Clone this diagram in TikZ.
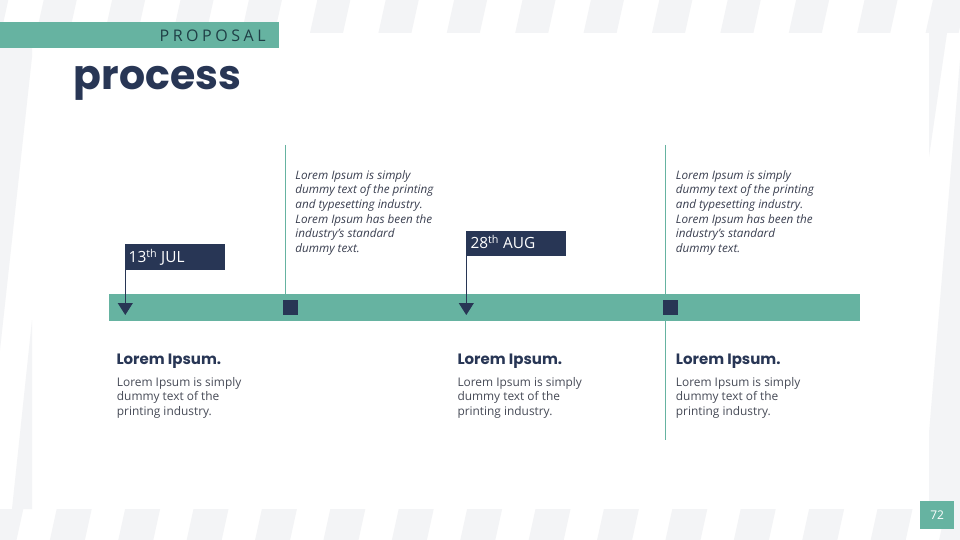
\documentclass[tikz,border=0pt]{standalone}
\usepackage{fontspec}
\setmainfont{Open Sans}
\newfontfamily\popp{Poppins}
\newfontfamily\spaced[LetterSpace=22]{Open Sans}
\usetikzlibrary{arrows.meta}
\definecolor{tealc}{HTML}{66B3A1}
\definecolor{navy}{HTML}{283655}
\definecolor{stripegray}{HTML}{F3F4F6}
\definecolor{notegray}{HTML}{3A3F50}
\definecolor{bodygray}{HTML}{474B57}
\definecolor{proptext}{HTML}{1F3F46}
\begin{document}
\begin{tikzpicture}[x=1pt,y=-1pt,
  stripe/.style={fill=stripegray, draw=none},
  datebox/.style={fill=navy, anchor=north west, minimum width=99.5pt, minimum height=25.7pt, inner sep=0pt},
  datetext/.style={anchor=base west, text=white, inner sep=0pt, font=\fontsize{15.4}{15.4}\selectfont},
  marker/.style={fill=navy, anchor=north west, minimum size=14.3pt, inner sep=0pt},
  vline/.style={draw=tealc, line width=1pt},
  pointer/.style={draw=navy, line width=1pt, -{Triangle[width=15pt,length=12pt]}},
  note/.style={anchor=base west, inner sep=0pt, align=left, text=notegray, font=\itshape\fontsize{11.7}{14.6}\selectfont},
  head/.style={anchor=base west, inner sep=0pt, text=navy, font=\popp\bfseries\fontsize{15}{15}\selectfont},
  body/.style={anchor=base west, inner sep=0pt, align=left, text=bodygray, font=\fontsize{11.9}{14.5}\selectfont},
]
\useasboundingbox (0,0) rectangle (960,540);
\fill[white] (0,0) rectangle (960,540);
% background stripes
\foreach \k in {-1,...,13} {
  \pgfmathsetmacro\xa{36.4+68.4*\k}
  \fill[stripe] (\xa,33) -- ({\xa+33},33) -- ({\xa+40.3},0) -- ({\xa+7.3},0) -- cycle;
}
\foreach \k in {0,...,14} {
  \pgfmathsetmacro\xb{-11.7+68.4*\k}
  \fill[stripe] (\xb,509) -- ({\xb+35},509) -- ({\xb+28.2},540) -- ({\xb-6.8},540) -- cycle;
}
\fill[stripe] (0,33) -- (32,33) -- (32,57) -- (0,350) -- cycle;
\fill[stripe] (32,320) -- (32,509) -- (12,509) -- cycle;
\fill[stripe] (929,33) -- (947,33) -- (929,157) -- cycle;
\fill[stripe] (960,60) -- (960,509) -- (929,509) -- (929,433) -- cycle;

% header
\node (banner) [fill=tealc, anchor=north west, minimum width=279pt, minimum height=26pt, inner sep=0pt] at (0,21.7) {};
\node (proposal) [anchor=base west, inner sep=0pt, text=proptext, font=\spaced\fontsize{16}{16}\selectfont] at (159.5,41.7) {PROPOSAL};
\node (title) [anchor=base west, inner sep=0pt, text=navy, font=\popp\bfseries\fontsize{41}{41}\selectfont] at (73.5,90) {process};

% timeline bar
\node (bar) [fill=tealc, anchor=north west, minimum width=751pt, minimum height=26.5pt, inner sep=0pt] at (108.3,294) {};

% vertical lines
\coordinate (v1top) at (285.5,145);
\coordinate (v2top) at (665.3,145);
\coordinate (v2bot) at (665.3,440);
\draw[vline] (v1top) -- (v1top |- bar.north);
\draw[vline] (v2top) -- (v2bot);

% square markers
\node (sq1) [marker] at (283.2,300) {};
\node (sq2) [marker] at (663.2,300) {};

% date labels
\node (d1) [datebox] at (124.8,244) {};
\node (d1text) [datetext] at (128.5,262.3) {13\textsuperscript{th} JUL};
\coordinate (a1) at (125.3,315);
\draw[pointer] ([xshift=0.5pt]d1.south west) -- (a1);

\node (d2) [datebox] at (465.8,230.3) {};
\node (d2text) [datetext] at (470.3,248.3) {28\textsuperscript{th} AUG};
\coordinate (a2) at (466.3,315);
\draw[pointer] ([xshift=0.5pt]d2.south west) -- (a2);

% italic notes (anchored at last baseline)
\node (n1) [note] at (295.2,252.3) {Lorem Ipsum is simply\\dummy text of the printing\\and typesetting industry.\\Lorem Ipsum has been the\\industry's standard\\dummy text.};
\node (n2) [note] at (675.7,252.3) {Lorem Ipsum is simply\\dummy text of the printing\\and typesetting industry.\\Lorem Ipsum has been the\\industry's standard\\dummy text.};

% headings and body
\node (h1) [head] at (116.3,364) {Lorem Ipsum.};
\node (b1) [body] at (116.7,415) {Lorem Ipsum is simply\\dummy text of the\\printing industry.};
\node (h2) [head] at (457.3,364) {Lorem Ipsum.};
\node (b2) [body] at (457.3,415) {Lorem Ipsum is simply\\dummy text of the\\printing industry.};
\node (h3) [head] at (675.7,364) {Lorem Ipsum.};
\node (b3) [body] at (675.7,415) {Lorem Ipsum is simply\\dummy text of the\\printing industry.};

% page number
\node (pg) [fill=tealc, anchor=north west, minimum width=34pt, minimum height=27.6pt, inner sep=0pt, text=white, font=\fontsize{12}{12}\selectfont] at (920,500.7) {72};
\end{tikzpicture}
\end{document}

————

## EXERCISE DIRECTIONS
Extract all the data above exactly, excluding every picture.

## ANSWER TO THE PROBLEM
Clone this diagram in TikZ.
\documentclass[tikz,border=0pt]{standalone}
\usepackage{fontspec}
\setmainfont{Open Sans}
\newfontfamily\popp{Poppins}
\newfontfamily\spaced[LetterSpace=22]{Open Sans}
\usetikzlibrary{arrows.meta}
\definecolor{tealc}{HTML}{66B3A1}
\definecolor{navy}{HTML}{283655}
\definecolor{stripegray}{HTML}{F3F4F6}
\definecolor{notegray}{HTML}{3A3F50}
\definecolor{bodygray}{HTML}{474B57}
\definecolor{proptext}{HTML}{1F3F46}
\begin{document}
\begin{tikzpicture}[x=1pt,y=-1pt,
  stripe/.style={fill=stripegray, draw=none},
  datebox/.style={fill=navy, anchor=north west, minimum width=99.5pt, minimum height=25.7pt, inner sep=0pt},
  datetext/.style={anchor=base west, text=white, inner sep=0pt, font=\fontsize{15.4}{15.4}\selectfont},
  marker/.style={fill=navy, anchor=north west, minimum size=14.3pt, inner sep=0pt},
  vline/.style={draw=tealc, line width=1pt},
  pointer/.style={draw=navy, line width=1pt, -{Triangle[width=15pt,length=12pt]}},
  note/.style={anchor=base west, inner sep=0pt, align=left, text=notegray, font=\itshape\fontsize{11.7}{14.6}\selectfont},
  head/.style={anchor=base west, inner sep=0pt, text=navy, font=\popp\bfseries\fontsize{15}{15}\selectfont},
  body/.style={anchor=base west, inner sep=0pt, align=left, text=bodygray, font=\fontsize{11.9}{14.5}\selectfont},
]
\useasboundingbox (0,0) rectangle (960,540);
\fill[white] (0,0) rectangle (960,540);
% background stripes
\foreach \k in {-1,...,13} {
  \pgfmathsetmacro\xa{36.4+68.4*\k}
  \fill[stripe] (\xa,33) -- ({\xa+33},33) -- ({\xa+40.3},0) -- ({\xa+7.3},0) -- cycle;
}
\foreach \k in {0,...,14} {
  \pgfmathsetmacro\xb{-11.7+68.4*\k}
  \fill[stripe] (\xb,509) -- ({\xb+35},509) -- ({\xb+28.2},540) -- ({\xb-6.8},540) -- cycle;
}
\fill[stripe] (0,33) -- (32,33) -- (32,57) -- (0,350) -- cycle;
\fill[stripe] (32,320) -- (32,509) -- (12,509) -- cycle;
\fill[stripe] (929,33) -- (947,33) -- (929,157) -- cycle;
\fill[stripe] (960,60) -- (960,509) -- (929,509) -- (929,433) -- cycle;

% header
\node (banner) [fill=tealc, anchor=north west, minimum width=279pt, minimum height=26pt, inner sep=0pt] at (0,21.7) {};
\node (proposal) [anchor=base west, inner sep=0pt, text=proptext, font=\spaced\fontsize{16}{16}\selectfont] at (159.5,41.7) {PROPOSAL};
\node (title) [anchor=base west, inner sep=0pt, text=navy, font=\popp\bfseries\fontsize{41}{41}\selectfont] at (73.5,90) {process};

% timeline bar
\node (bar) [fill=tealc, anchor=north west, minimum width=751pt, minimum height=26.5pt, inner sep=0pt] at (108.3,294) {};

% vertical lines
\coordinate (v1top) at (285.5,145);
\coordinate (v2top) at (665.3,145);
\coordinate (v2bot) at (665.3,440);
\draw[vline] (v1top) -- (v1top |- bar.north);
\draw[vline] (v2top) -- (v2bot);

% square markers
\node (sq1) [marker] at (283.2,300) {};
\node (sq2) [marker] at (663.2,300) {};

% date labels
\node (d1) [datebox] at (124.8,244) {};
\node (d1text) [datetext] at (128.5,262.3) {13\textsuperscript{th} JUL};
\coordinate (a1) at (125.3,315);
\draw[pointer] ([xshift=0.5pt]d1.south west) -- (a1);

\node (d2) [datebox] at (465.8,230.3) {};
\node (d2text) [datetext] at (470.3,248.3) {28\textsuperscript{th} AUG};
\coordinate (a2) at (466.3,315);
\draw[pointer] ([xshift=0.5pt]d2.south west) -- (a2);

% italic notes (anchored at last baseline)
\node (n1) [note] at (295.2,252.3) {Lorem Ipsum is simply\\dummy text of the printing\\and typesetting industry.\\Lorem Ipsum has been the\\industry's standard\\dummy text.};
\node (n2) [note] at (675.7,252.3) {Lorem Ipsum is simply\\dummy text of the printing\\and typesetting industry.\\Lorem Ipsum has been the\\industry's standard\\dummy text.};

% headings and body
\node (h1) [head] at (116.3,364) {Lorem Ipsum.};
\node (b1) [body] at (116.7,415) {Lorem Ipsum is simply\\dummy text of the\\printing industry.};
\node (h2) [head] at (457.3,364) {Lorem Ipsum.};
\node (b2) [body] at (457.3,415) {Lorem Ipsum is simply\\dummy text of the\\printing industry.};
\node (h3) [head] at (675.7,364) {Lorem Ipsum.};
\node (b3) [body] at (675.7,415) {Lorem Ipsum is simply\\dummy text of the\\printing industry.};

% page number
\node (pg) [fill=tealc, anchor=north west, minimum width=34pt, minimum height=27.6pt, inner sep=0pt, text=white, font=\fontsize{12}{12}\selectfont] at (920,500.7) {72};
\end{tikzpicture}
\end{document}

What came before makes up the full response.